Friday, June 3, 2016

USA Today asks me about how Uber and Lyft leaving Austin could play out

As I've become more of a transportation-expert spokesperson for Mobility Lab, it's been a pretty good run lately, including twice being quoted in America's biggest newspaper, USA Today.

In my latest commentary, I was asked by the paper's Austin beat reporter, Rick Jervis, about the national perspective on Uber and Lyft leaving the Texas city because of a conflict over whether or not their drivers should be fingerprinted like traditional taxi drivers (the companies contend they should not be fingerprinted).

Mobility Lab's take on it is that this is a very disruptive time in the transportation industry and we're still in the very early days of seeing all this play out.

  • Will the desire of Millennials for less car ownership (and ownership in general) than older generations translate into more carpooling, ridesharing, pickup services like transit, and quick-hop options like bikesharing? 
  • Will electric and autonomous vehicles create the possibility of less ownership and more flexible public-transportation fleets? 
  • And will others step in to provide the kinds of technology that have made Uber and Lyft so wildly successful, while playing more nicely with local governments?
When Uber and Lyft left Austin, a non-profit tech group called RideAustin was right there to take their place, within 15 to 20 days.
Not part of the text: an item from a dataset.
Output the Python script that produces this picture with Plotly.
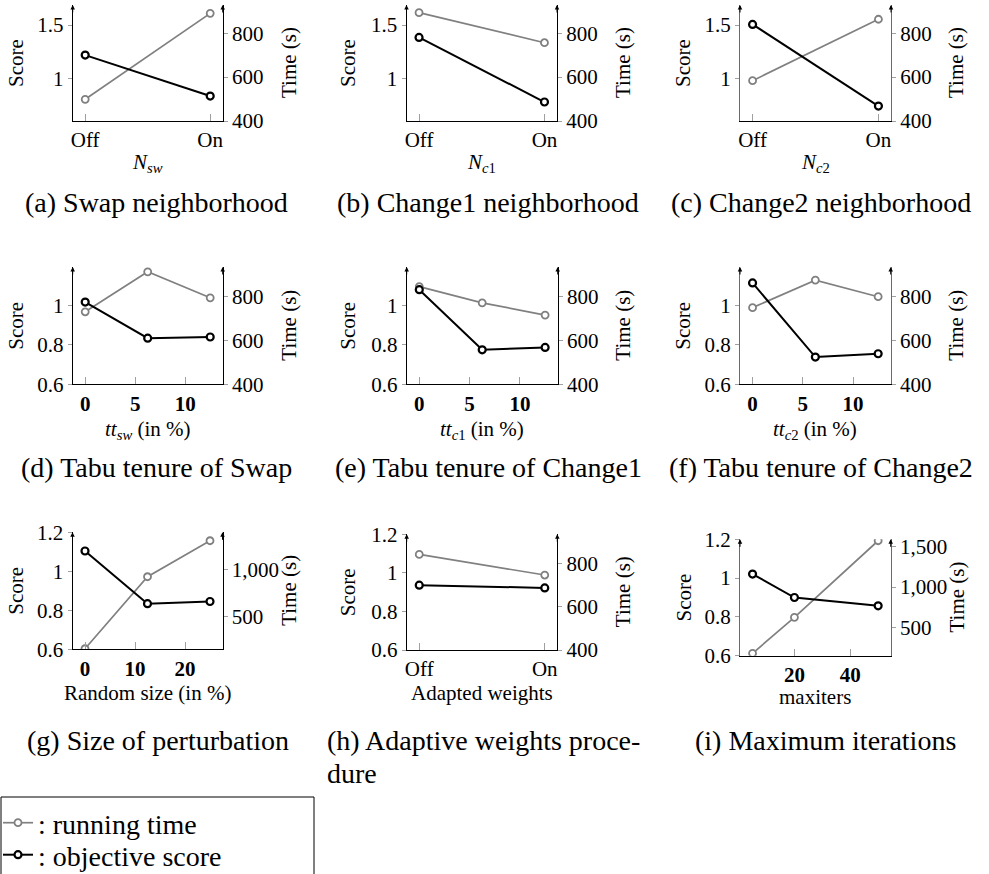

That's pretty amazing, and my point that the USA Today author got across nicely was that other cities could very easily follow this lead if Uber and Lyft prove to be politically unpopular.
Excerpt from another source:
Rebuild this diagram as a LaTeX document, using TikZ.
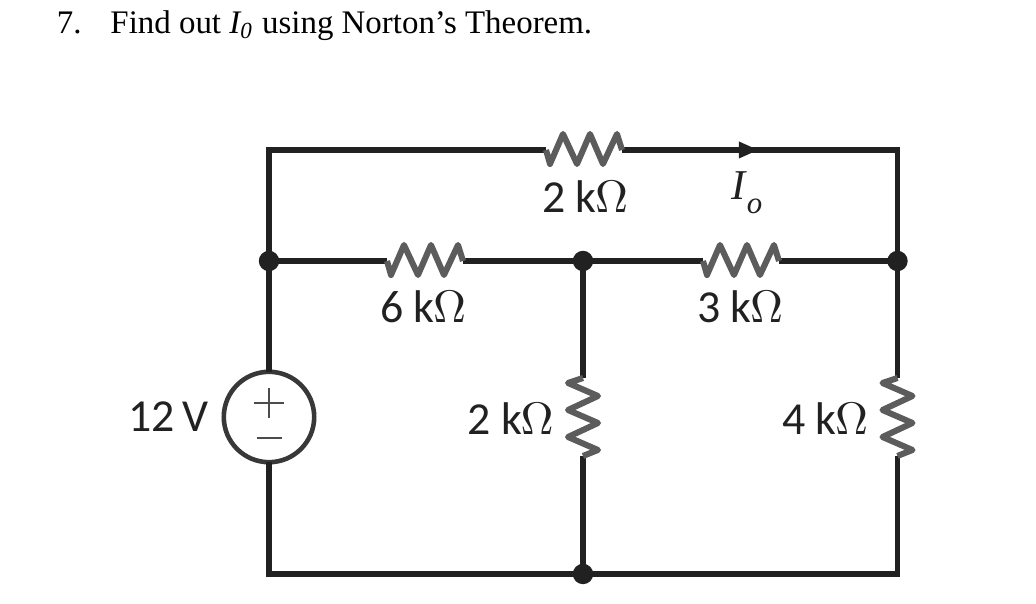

While it seems these options are every bit as safe as, if not safer than, traditional taxis, the public in Austin spoke through a vote that just being tracked on GPS is not enough and that drivers should be fingerprinted.

Here's the whole article, Austin hunted for solutions in run up to ride-hailing vote (it also ran in the Burlington Free Press and the Des Moines Register), and here's how I was quoted in the start of it:
Major cities such as Los Angeles and Philadelphia — where both companies currently operate — have faced similar clashes when trying to regulate the popular ride-hailing companies. But the Austin standoff is unique for the city’s resistance to the corporations and the innovative ideas spawned from the drama, said Paul Mackie of the Mobility Lab, an Arlington-based transportation think tank. 
“It’s kind of exposing Uber and Lyft,” he said. “It will show city leaders (across the USA) that there could be other options that could step in and do the same thing that Uber and Lyft can do.”